» **Instructions to follow**
Skip the pictures. Reproduce all other material exactly.
##### Available data #####
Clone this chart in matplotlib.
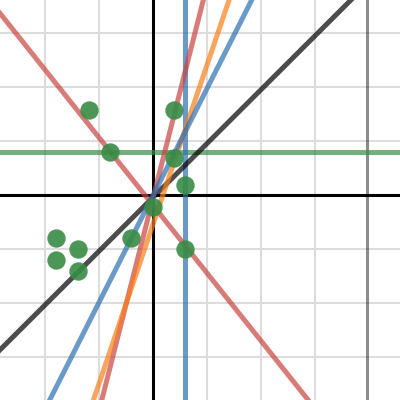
import numpy as np
import matplotlib
matplotlib.use("Agg")
import matplotlib.pyplot as plt

# --- data (grid step = 1) ---
pts_x = [-1.20, -0.80, 0.39, 0.39, 0.59, -0.01, -0.41, 0.59, -1.80, -1.39, -1.80, -1.39]
pts_y = [1.57, 0.79, 1.57, 0.69, 0.19, -0.22, -0.80, -1.01, -0.80, -1.00, -1.20, -1.41]

# sloped lines: y = m*x + b
line_slopes = [0.997, -1.255, 3.94, 2.95, 1.98]
line_intercepts = [-0.04, -0.20, -0.04, -0.53, 0.00]
line_colors = ['#000000', '#c74440', '#c74440', '#fa7e19', '#2d70b3']

h_line_y = 0.79      # green horizontal
v_line_x = 0.59      # blue vertical
gray_line_x = 3.95   # gray vertical

x_lim = (-2.84, 4.57)
y_lim = (-3.80, 3.61)
x_grid = [-2, -1, 1, 2, 3]
y_grid = [-3, -2, -1, 1, 2, 3]

fig = plt.figure(figsize=(4, 4), dpi=100)
ax = fig.add_axes([0, 0, 1, 1])
ax.set_xlim(*x_lim)
ax.set_ylim(*y_lim)
for s in ax.spines.values():
    s.set_visible(False)
ax.set_xticks([])
ax.set_yticks([])

for gx in x_grid:
    ax.axvline(gx, color='#dddddd', lw=1.5, zorder=0)
for gy in y_grid:
    ax.axhline(gy, color='#dddddd', lw=1.5, zorder=0)

ax.axhline(0, color='black', lw=2.2, zorder=1)
ax.axvline(0, color='black', lw=2.2, zorder=1)

ax.axvline(gray_line_x, color='black', alpha=0.45, lw=2.2, zorder=2)
ax.axhline(h_line_y, color='#388c46', alpha=0.7, lw=3.6, zorder=2)
ax.axvline(v_line_x, color='#2d70b3', alpha=0.7, lw=3.6, zorder=2)

for m, b, c in zip(line_slopes, line_intercepts, line_colors):
    ax.axline((0, b), slope=m, color=c, alpha=0.7, lw=3.6, zorder=2)

ax.scatter(pts_x, pts_y, s=175, color='#388c46', alpha=0.9, linewidths=0, zorder=3)

fig.savefig("out.png", dpi=100)
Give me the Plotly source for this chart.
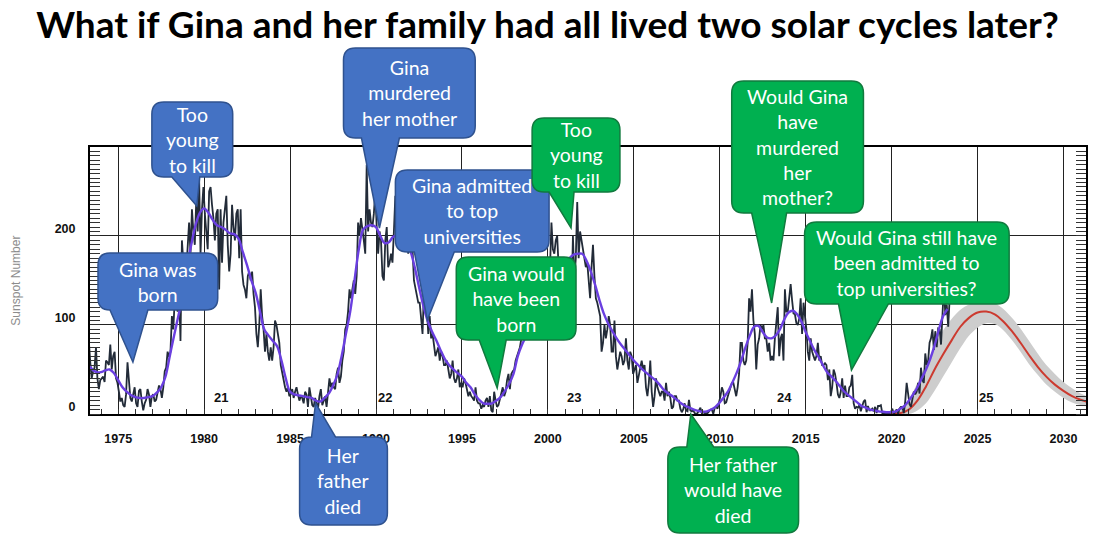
#####
» **Output**
Clone this chart in matplotlib.
import numpy as np
import matplotlib
matplotlib.use("Agg")
import matplotlib.pyplot as plt

# --- data (grid step = 1) ---
pts_x = [-1.20, -0.80, 0.39, 0.39, 0.59, -0.01, -0.41, 0.59, -1.80, -1.39, -1.80, -1.39]
pts_y = [1.57, 0.79, 1.57, 0.69, 0.19, -0.22, -0.80, -1.01, -0.80, -1.00, -1.20, -1.41]

# sloped lines: y = m*x + b
line_slopes = [0.997, -1.255, 3.94, 2.95, 1.98]
line_intercepts = [-0.04, -0.20, -0.04, -0.53, 0.00]
line_colors = ['#000000', '#c74440', '#c74440', '#fa7e19', '#2d70b3']

h_line_y = 0.79      # green horizontal
v_line_x = 0.59      # blue vertical
gray_line_x = 3.95   # gray vertical

x_lim = (-2.84, 4.57)
y_lim = (-3.80, 3.61)
x_grid = [-2, -1, 1, 2, 3]
y_grid = [-3, -2, -1, 1, 2, 3]

fig = plt.figure(figsize=(4, 4), dpi=100)
ax = fig.add_axes([0, 0, 1, 1])
ax.set_xlim(*x_lim)
ax.set_ylim(*y_lim)
for s in ax.spines.values():
    s.set_visible(False)
ax.set_xticks([])
ax.set_yticks([])

for gx in x_grid:
    ax.axvline(gx, color='#dddddd', lw=1.5, zorder=0)
for gy in y_grid:
    ax.axhline(gy, color='#dddddd', lw=1.5, zorder=0)

ax.axhline(0, color='black', lw=2.2, zorder=1)
ax.axvline(0, color='black', lw=2.2, zorder=1)

ax.axvline(gray_line_x, color='black', alpha=0.45, lw=2.2, zorder=2)
ax.axhline(h_line_y, color='#388c46', alpha=0.7, lw=3.6, zorder=2)
ax.axvline(v_line_x, color='#2d70b3', alpha=0.7, lw=3.6, zorder=2)

for m, b, c in zip(line_slopes, line_intercepts, line_colors):
    ax.axline((0, b), slope=m, color=c, alpha=0.7, lw=3.6, zorder=2)

ax.scatter(pts_x, pts_y, s=175, color='#388c46', alpha=0.9, linewidths=0, zorder=3)

fig.savefig("out.png", dpi=100)
Give me the Plotly source for this chart.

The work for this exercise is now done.